Baek is 63 years old and currently teaches at the University of Hawaii. His selection stands out in part because the OECD post is usually filled by officials with a background in economics or international finance, rather than a scholar of international human rights law.
Baek’s early years include involvement in student activism at Seoul National University. He served as a leader of the university’s student council and, in 1984, was among figures connected to the “Seoul National University civilian interrogation incident,” in which several campus figures were detained and assaulted; he was jailed for about a year.
In 1989 he helped found the Socialist Workers’ Federation (Sano-mang). In 1992 he was charged under South Korea’s National Security Law, initially receiving a life sentence; the Supreme Court later reduced this to 15 years, and he served six years and four months before being released in 1999 under a special pardon issued during the Kim Dae-jung administration.
After his release, Baek studied abroad, earning both a master’s and a doctoral degree in international human rights law in the United States. Since 2011 he has taught at the University of Hawaii’s law school.
Baek has also pursued international human rights work, serving on the United Nations Human Rights Council Working Group on Enforced or Involuntary Disappearances since 2015 and as its chair in 2020.
In domestic politics, he chaired the International Standards Judicial Justice Realization Committee under the Democratic Party’s campaign apparatus during the last presidential cycle.
Observers say Baek’s background diverges from the typical OECD ambassador profile, underscoring a broader, politics- and law-focused approach to international governance. By contrast, last year’s appointment of a lawyer who trained at the Judicial Research and Training Institute to a top United Nations post highlighted the government’s pattern of placing politically connected or non-career figures in high-profile diplomatic roles.
The government also announced several other ambassadorial appointments: to Nicaragua, Jo Young-jun, described as a Gangwon Province official handling international relations; to Paraguay, Son Hyek-sang, dean of Kyung Hee University’s Graduate School of Public Administration; to Turkmenistan, Lee Won-jae, a career professor at the National Diplomatic Academy; to Turkey, Bu Seok-jong, a former chief of the Republic of Korea Navy; and to Hungary, Park Cheol-min, a former ambassador to Hungary.

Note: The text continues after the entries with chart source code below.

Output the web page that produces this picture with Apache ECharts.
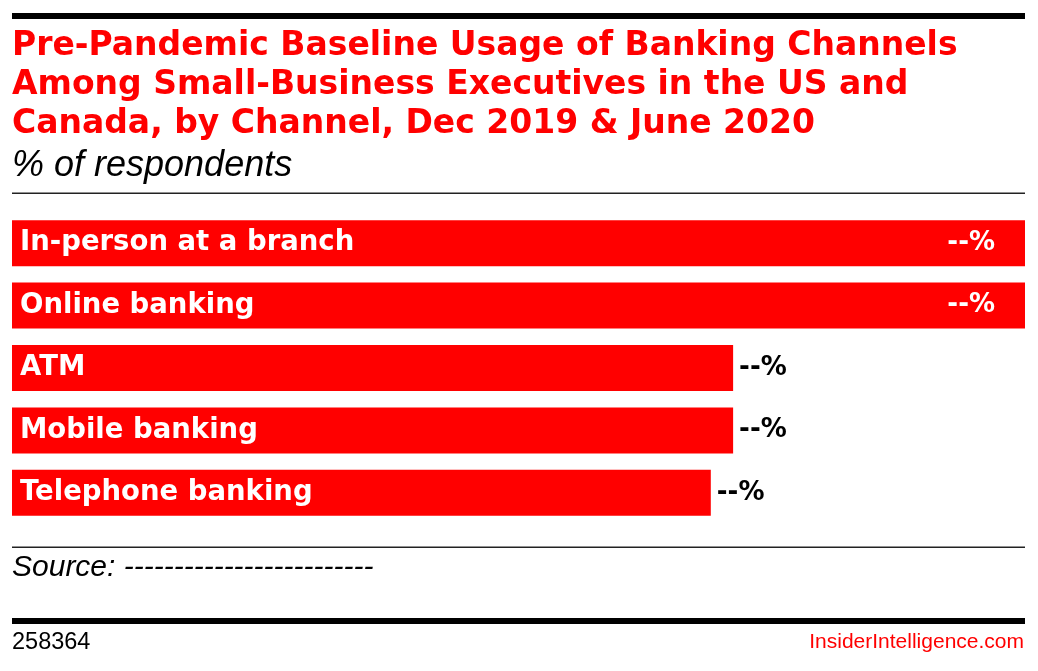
<!DOCTYPE html>
<html>
<head>
<meta charset="utf-8">
<script src="https://cdn.jsdelivr.net/npm/echarts@6/dist/echarts.min.js"></script>
<style>
html,body{margin:0;padding:0;background:#fff;}
#main{width:1038px;height:671px;}
</style>
</head>
<body>
<div id="main"></div>
<script>
// channels, top to bottom
var channels = ['In-person at a branch', 'Online banking', 'ATM', 'Mobile banking', 'Telephone banking'];
// values (labels in the chart are hidden as --%)
var usage = [59, 59, 42, 42, 40.7];
var valueText = ['--%', '--%', '--%', '--%', '--%'];

var red = '#ff0000';
var maxVal = Math.max.apply(null, usage);

var barData = usage.map(function(v, i) {
	var full = v === maxVal;
	return {
		value: v,
		label: {
			show: true,
			position: full ? 'insideRight' : 'right',
			distance: full ? 30 : 6,
			color: full ? '#fff' : '#000',
			formatter: valueText[i]
		}
	};
});

var myChart = echarts.init(document.getElementById('main'));
myChart.setOption({
	animation: false,
	backgroundColor: '#fff',
	title: [
		{
			text: 'Pre-Pandemic Baseline Usage of Banking Channels\nAmong Small-Business Executives in the US and\nCanada, by Channel, Dec 2019 & June 2020',
			left: 12,
			top: 27,
			padding: 0,
			textStyle: {
				fontFamily: 'DejaVu Sans',
				fontWeight: 'bold',
				fontSize: 33,
				lineHeight: 39,
				color: red
			}
		},
		{
			text: '% of respondents',
			left: 12,
			top: 148,
			padding: 0,
			textStyle: {
				fontFamily: 'Liberation Sans',
				fontStyle: 'italic',
				fontWeight: 'normal',
				fontSize: 36,
				color: '#000'
			}
		}
	],
	grid: {left: 12, right: 13, top: 212, height: 312},
	xAxis: {type: 'value', min: 0, max: 'dataMax', show: false},
	yAxis: {
		type: 'category',
		data: channels,
		inverse: true,
		z: 10,
		axisLine: {show: false},
		axisTick: {show: false},
		splitLine: {show: false},
		axisLabel: {
			inside: true,
			margin: 8,
			color: '#fff',
			fontFamily: 'DejaVu Sans',
			fontWeight: 'bold',
			fontSize: 27.5
		}
	},
	series: [{
		type: 'bar',
		data: barData,
		barWidth: 46,
		itemStyle: {color: red},
		label: {
			fontFamily: 'DejaVu Sans',
			fontWeight: 'bold',
			fontSize: 26
		}
	}],
	graphic: [
		{type: 'rect', shape: {x: 12, y: 13, width: 1013, height: 6}, style: {fill: '#000'}},
		{type: 'rect', shape: {x: 12, y: 192.5, width: 1013, height: 1.5}, style: {fill: '#222'}},
		{type: 'rect', shape: {x: 12, y: 546.5, width: 1013, height: 1.5}, style: {fill: '#222'}},
		{type: 'rect', shape: {x: 12, y: 618, width: 1013, height: 6}, style: {fill: '#000'}},
		{
			type: 'text', left: 12, top: 553,
			style: {
				text: 'Source: -------------------------',
				font: 'italic 30px "Liberation Sans"',
				fill: '#000'
			}
		},
		{
			type: 'text', left: 12, top: 631,
			style: {text: '258364', font: '23.5px "Liberation Sans"', fill: '#000'}
		},
		{
			type: 'text', right: 14, top: 632,
			style: {text: 'InsiderIntelligence.com', font: '21px "Liberation Sans"', fill: red}
		}
	]
});
</script>
</body>
</html>
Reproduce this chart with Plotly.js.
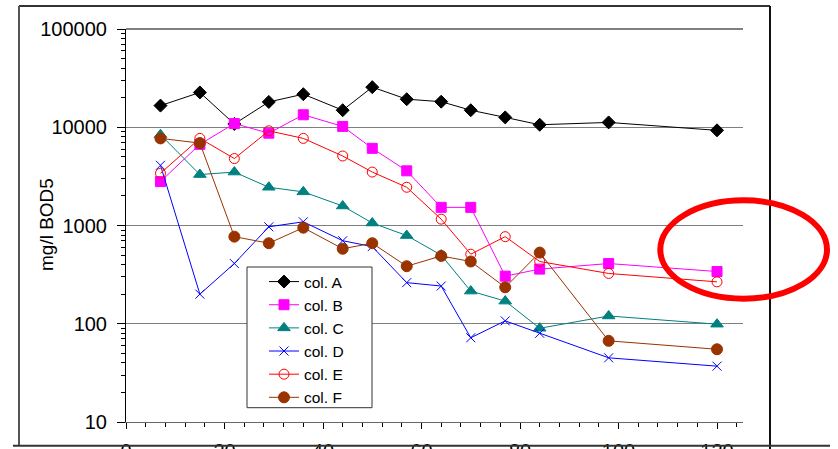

For the United States and global markets, the OECD post matters because the organization coordinates economic policy, digital governance, climate and trade standards, and anti-corruption efforts among major economies. Korea’s representation there can influence policy discussions on supply chains, tech regulation, and multinational standards that affect American firms operating in or with Korea. Baek’s human-rights and international-law background may also shape Korea’s approach to governance and corporate responsibility in economic diplomacy, a topic of growing relevance for U.S. policymakers and investors.